CONGRÈS DE STATISTIQUE


ET


LA STATISTIQUE AGRICOLE





La statistique est-elle une science? — Malgré les prétentions et la ferveur de quelques adeptes, il ne nous paraît pas qu’elle doive être ainsi qualifiée. La statistique recueille les faits, elle les enregistre et les classe; puis elle les traduit en chiffres qu’elle encadre dans des tableaux, et, sous cette forme plus commode, elle les livre aux études des savans. Voilà son rôle, rôle modeste en apparence, important toutefois et d’une utilité incontestable. Bien qu’elle ne tire rien de son propre fonds, la statistique féconde le domaine de toutes les sciences; elle éclaire et agrandit le champ des découvertes. — Pour accomplir cette mission, elle peut employer des méthodes plus ou moins sûres, des procédés plus ou moins ingénieux; mais ce n’est pas à elle qu’il appartient de rédiger les lois définitives qui doivent résulter de ses observations : elle laisse à d’autres le soin de tirer des faits qu’elle constate la déduction scientifique; elle ne saurait donc être rangée au nombre des sciences.

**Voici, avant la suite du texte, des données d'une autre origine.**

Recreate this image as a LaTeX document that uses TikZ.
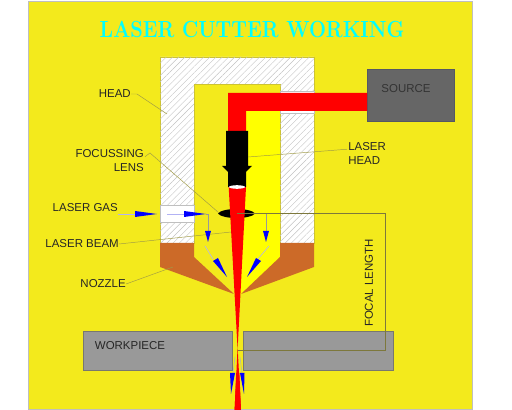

La statistique est-elle un art? — Sous cette dénomination, elle prêterait singulièrement le flanc à la critique. Que n’a-t-on pas dit de l’art de grouper les chiffres, et n’est-ce point à leur trop grande habileté dans cet art bien connu que beaucoup de statisticiens ont dû attribuer le discrédit qui frappe leurs travaux? Ces malheureux chiffres, qui semblent au premier abord si rigides, si intraitables, sont au contraire d’une docilité et d’une élasticité vraiment merveilleuses. Ils manœuvrent comme des soldats disciplinés; on les presse en colonnes formidables, on les détache en tirailleurs; on les allonge, on les resserre, suivant la nature du terrain et les besoins du combat. Oui, la statistique alors est un art, mais un art fantasque et perfide dont on a depuis longtemps appris à se défier.